2. Be careful about the type of work you put out. One of the first things you’re going to want to do is build up a portfolio and work with photographers who are talented and have great work to show for it. Half the battle is having good imagery, especially nowadays when people are constantly casting based off of Instagram content and how good your pictures are. If interested in pursuing modeling as a career, a useful thing for you to do is take a look at pages that you like and that have great images, then either work with the photographers that they’ve worked with or have the same caliber of work.
3. Networking. Networking is important in any industry, but networking in the modeling world can make your career fruitful. Moving to New York and tackling the modeling world head on with few to no connections was extremely risky, but I’ve made do almost seamlessly because of my love of networking. Regardless of where you are, you never know who you’ll meet, so always make it a point to humbly share what you do with those you meet. I’ve booked small jobs that have led to bigger jobs simply because of my networking skills. Every time I’m on set, I make it a point to talk to everyone involved because I’m genuinely interested in knowing them, and 99% of the time, not only do I leave with a connection, I also leave with a new friend.
4. Be multifaceted. These days, the industry is looking for people who have multiple outlets and hobbies aside from modeling. In fact, it’s one of the questions I get asked the most as far as casting submissions go, questions like “What do you do?” and “Who are you?” The playmakers are looking for people with a lot of energy and cool, unique ventures outside of the modeling industry — skills like crocheting, writing, playing musical instruments, skateboarding, rock climbing etc., go a long way when it comes to impressing them.
5. Understanding time commitment. Modeling has a crazy time commitment, which is something that a lot of people don’t know. I’ve gotten called in for shoots and castings at the last minute that required me to be on set or in a different location within a few hours. Also, if you’ve been requested to submit photos or a project, they must be submitted by a pretty tight deadline. Self-tapes take a long time, as well as taking good digitals. Being on set for a shoot can take hours! It’s imperative that anyone who is seriously considering a career in modeling have a very flexible schedule where they can pick up and go whenever they need to.

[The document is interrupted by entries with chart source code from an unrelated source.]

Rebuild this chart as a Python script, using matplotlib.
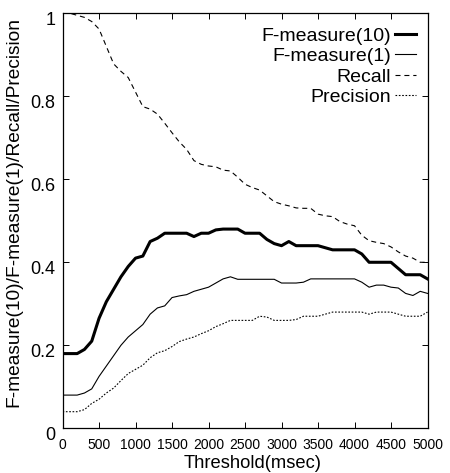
import matplotlib
matplotlib.use("Agg")
import matplotlib.pyplot as plt
import matplotlib.transforms as mtransforms
import numpy as np

# threshold in msec, one sample every 100 msec
threshold = np.arange(0, 5001, 100)

f10 = [0.18, 0.18, 0.18, 0.19, 0.21, 0.265, 0.305, 0.335, 0.365, 0.39,
       0.41, 0.415, 0.45, 0.458, 0.47, 0.47, 0.47, 0.47, 0.462, 0.47,
       0.47, 0.478, 0.48, 0.48, 0.48, 0.47, 0.47, 0.47, 0.455, 0.445,
       0.44, 0.45, 0.44, 0.44, 0.44, 0.44, 0.435, 0.43, 0.43, 0.43,
       0.43, 0.42, 0.40, 0.40, 0.40, 0.40, 0.385, 0.37, 0.37, 0.37,
       0.36]

f1 = [0.08, 0.08, 0.08, 0.085, 0.095, 0.125, 0.15, 0.175, 0.20, 0.22,
      0.235, 0.25, 0.275, 0.29, 0.295, 0.315, 0.319, 0.322, 0.33, 0.335,
      0.34, 0.35, 0.36, 0.365, 0.359, 0.359, 0.359, 0.359, 0.359, 0.359,
      0.35, 0.35, 0.35, 0.352, 0.36, 0.36, 0.36, 0.36, 0.36, 0.36,
      0.36, 0.352, 0.34, 0.345, 0.345, 0.34, 0.338, 0.325, 0.32, 0.33,
      0.325]

recall = [1.0, 1.0, 0.995, 0.99, 0.98, 0.962, 0.92, 0.878, 0.86, 0.845,
          0.81, 0.775, 0.769, 0.757, 0.735, 0.712, 0.69, 0.672, 0.645, 0.636,
          0.632, 0.63, 0.622, 0.62, 0.605, 0.588, 0.58, 0.574, 0.56, 0.546,
          0.54, 0.536, 0.531, 0.53, 0.53, 0.516, 0.512, 0.51, 0.498, 0.492,
          0.488, 0.465, 0.452, 0.448, 0.445, 0.437, 0.425, 0.415, 0.41, 0.40,
          0.40]

precision = [0.04, 0.04, 0.04, 0.045, 0.06, 0.07, 0.085, 0.097, 0.115, 0.132,
             0.142, 0.152, 0.17, 0.182, 0.187, 0.197, 0.209, 0.215, 0.22, 0.228,
             0.235, 0.245, 0.252, 0.26, 0.26, 0.26, 0.26, 0.27, 0.268, 0.26,
             0.26, 0.26, 0.262, 0.27, 0.27, 0.27, 0.275, 0.28, 0.28, 0.28,
             0.28, 0.28, 0.275, 0.28, 0.28, 0.28, 0.275, 0.27, 0.27, 0.27,
             0.28]

xticks = np.arange(0, 5001, 500)
yticks = [0, 0.2, 0.4, 0.6, 0.8, 1]
yticklabels = ["0", "0.2", "0.4", "0.6", "0.8", "1"]

plt.rcParams['font.family'] = ['Liberation Sans', 'DejaVu Sans']

fig = plt.figure(figsize=(4.5, 4.73), dpi=100)
ax = fig.add_axes([0.139, 0.0945, 0.811, 0.8775])

ax.plot(threshold, f10, color='black', lw=2.2, label='F-measure(10)')
ax.plot(threshold, f1, color='black', lw=0.8, label='F-measure(1)')
ax.plot(threshold, recall, color='black', lw=0.8, dashes=(4.5, 3.5), label='Recall')
ax.plot(threshold, precision, color='black', lw=0.8, dashes=(1.5, 1.5), label='Precision')

ax.set_xlim(0, 5000)
ax.set_ylim(0, 1)
ax.set_xticks(xticks)
ax.set_xticklabels([str(t) for t in xticks], fontsize=10)
ax.set_yticks(yticks)
ax.set_yticklabels(yticklabels, fontsize=13)
ax.tick_params(direction='in', length=4.5, width=0.7, top=True, right=True)
ax.tick_params(axis='y', pad=5)
ax.tick_params(axis='x', pad=7)
for s in ax.spines.values():
    s.set_linewidth(0.9)

# gnuplot puts the y tick labels a little below the tick
off = mtransforms.ScaledTranslation(0, -5 / 100, fig.dpi_scale_trans)
for lbl in ax.get_yticklabels():
    lbl.set_transform(lbl.get_transform() + off)

ax.set_xlabel('Threshold(msec)', fontsize=13.2, labelpad=2)
ax.xaxis.set_label_coords(0.52, -0.065)
ax.set_ylabel('F-measure(10)/F-measure(1)/Recall/Precision', fontsize=13.8)
ax.yaxis.set_label_coords(-0.11, 0.52)

ax.legend(loc='upper right', frameon=False, markerfirst=False, fontsize=14,
          handlelength=1.1, handletextpad=0.2, labelspacing=0.14,
          borderaxespad=0.0, bbox_to_anchor=(0.99, 0.985))

fig.savefig('out.png', dpi=100)
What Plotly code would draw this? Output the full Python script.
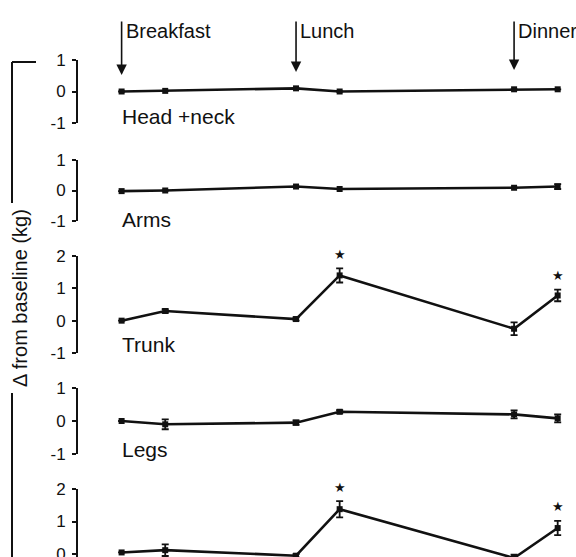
import plotly.graph_objects as go

W, H = 576, 557

times = [0, 1, 4, 5, 9, 10]
meal_times = [0, 4, 9]
meal_labels = ["Breakfast", "Lunch", "Dinner"]

panel_names = ["Head +neck", "Arms", "Trunk", "Legs", ""]
head = [0.0, 0.02, 0.10, 0.0, 0.07, 0.07]
head_err = [0, 0, 0, 0, 0, 0]
arms = [-0.02, 0.0, 0.13, 0.05, 0.09, 0.13]
arms_err = [0, 0, 0, 0, 0, 0.08]
trunk = [0.0, 0.30, 0.05, 1.40, -0.25, 0.78]
trunk_err = [0, 0.06, 0.05, 0.22, 0.20, 0.18]
legs = [0.0, -0.10, -0.05, 0.28, 0.20, 0.08]
legs_err = [0, 0.15, 0.07, 0.05, 0.12, 0.12]
total = [0.05, 0.12, -0.05, 1.38, -0.12, 0.80]
total_err = [0, 0.18, 0.05, 0.25, 0.10, 0.22]
sig_idx = {2: [3, 5], 4: [3, 5]}

series = [head, arms, trunk, legs, total]
errors = [head_err, arms_err, trunk_err, legs_err, total_err]
yticks = [[-1, 0, 1], [-1, 0, 1], [-1, 0, 1, 2], [-1, 0, 1], [0, 1, 2]]
yranges = [[-1, 1], [-1, 1], [-1, 2], [-1, 1], [-0.09, 2]]
# pixel extents (top, bottom) of each panel
panel_px = [(60, 123), (160, 221), (256, 353), (388, 454), (489, 557)]
label_shift = [6, 2, 8, 5, 0]

FONT = "Liberation Sans, Arial, Helvetica, sans-serif"

fig = go.Figure()
layout = dict(
    template="none",
    width=W, height=H, margin=dict(l=0, r=0, t=0, b=0, pad=0, autoexpand=False),
    paper_bgcolor="white", plot_bgcolor="white", showlegend=False,
    font=dict(family=FONT, color="#111", size=16),
)
annotations = []
x0 = 78 / W
xr = [-1.0, 10.42]
for i, (ys, es) in enumerate(zip(series, errors)):
    n = "" if i == 0 else str(i + 1)
    fig.add_trace(go.Scatter(
        x=times, y=ys, mode="lines+markers", xaxis="x" + n, yaxis="y" + n,
        line=dict(color="#111", width=2.6),
        marker=dict(color="#111", size=6, symbol="square"),
        error_y=dict(type="data", array=es, color="#111", thickness=1.8, width=3.5, visible=True),
    ))
    top, bot = panel_px[i]
    layout["xaxis" + n] = dict(domain=[x0, 1], range=xr, visible=False, anchor="y" + n,
                               automargin=False)
    layout["yaxis" + n] = dict(
        domain=[1 - bot / H, 1 - top / H], range=yranges[i], anchor="x" + n,
        tickvals=yticks[i], ticktext=[str(v) for v in yticks[i]],
        showline=True, linecolor="#111", linewidth=1.8, ticks="outside",
        ticklen=4, tickwidth=1.8, tickcolor="#111", showgrid=False, zeroline=False,
        tickfont=dict(size=17, family=FONT, color="#111"), ticklabelstandoff=3,
        ticklabeloverflow="allow", automargin=False,
    )
    if panel_names[i]:
        annotations.append(dict(
            text=panel_names[i], x=times[0], xref="x" + n, y=0, yref="y" + n + " domain",
            xanchor="left", yanchor="middle", yshift=label_shift[i], xshift=-2, showarrow=False,
            font=dict(size=21, family=FONT, color="#111"),
        ))
    for k in sig_idx.get(i, []):
        annotations.append(dict(
            text="★", x=times[k], xref="x" + n, y=ys[k] + es[k], yref="y" + n,
            xanchor="center", yanchor="middle", yshift=14, showarrow=False,
            font=dict(size=13, family="DejaVu Sans", color="#111"),
        ))

arrow_tip = [75, 72, 70]
for t, lab, tip in zip(meal_times, meal_labels, arrow_tip):
    annotations.append(dict(
        text="", x=t, xref="x", y=1 - tip / H, yref="paper", ax=0, ay=-(tip - 20),
        showarrow=True, arrowhead=2, arrowsize=1.3, arrowwidth=1.6, arrowcolor="#111",
        standoff=0,
    ))
    annotations.append(dict(
        text=lab, x=t, xref="x", y=1 - 31 / H, yref="paper", xanchor="left",
        yanchor="middle", xshift=2, showarrow=False,
        font=dict(size=20, family=FONT, color="#111"),
    ))

annotations.append(dict(
    text="Δ from baseline (kg)", x=20 / W, y=1 - 298 / H, xref="paper", yref="paper",
    textangle=-90, showarrow=False, xanchor="center", yanchor="middle",
    font=dict(size=20, family=FONT, color="#111"),
))

lw = dict(color="#111", width=2)
shapes = [
    dict(type="line", xref="paper", yref="paper", x0=12 / W, x1=36 / W, y0=1 - 62 / H, y1=1 - 62 / H, line=lw),
    dict(type="line", xref="paper", yref="paper", x0=12 / W, x1=12 / W, y0=1 - 62 / H, y1=1 - 203 / H, line=lw),
    dict(type="line", xref="paper", yref="paper", x0=12 / W, x1=12 / W, y0=1 - 393 / H, y1=0, line=lw),
]
layout["annotations"] = annotations
layout["shapes"] = shapes
fig.update_layout(**layout)
fig.write_html("out.html")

6. Be confident in yourself. The amount of “no’s” you’ll get are insurmountable, so it’s imperative that you have thick skin and don’t allow the rejections to dissuade you. You have to have an understanding that the fact that someone doesn’t necessarily see you in their vision for a project you might submit for is okay, and that it has no bearing on your self-worth. Additionally, if you’re not confident in yourself and you do get booked for a job, the lack of confidence will translate on camera and will leave both you and the photographer with photos that aren’t up to par.
7. Know you have the look. This point ties directly into the confidence question.. One of the most common things I’m asked is whether or not they look like a model, which makes me sad, because — of course! The industry has expanded and is continuing to grow and accept varying skin tones, body types, genders, heights, etc. due to marketing ploys wanting to prioritize real people for real people. If you are interested in modeling, there is definitely a space for you, even if you have to carve it out on your own.
Modeling is a wonderful career to pursue, and as long as you have the time, dedication, and confidence, it can be a great opportunity for you to make money, work, gain new friendships and connections and more. I hope these seven tips have helped you on your journey — hope to see you on a set in the future!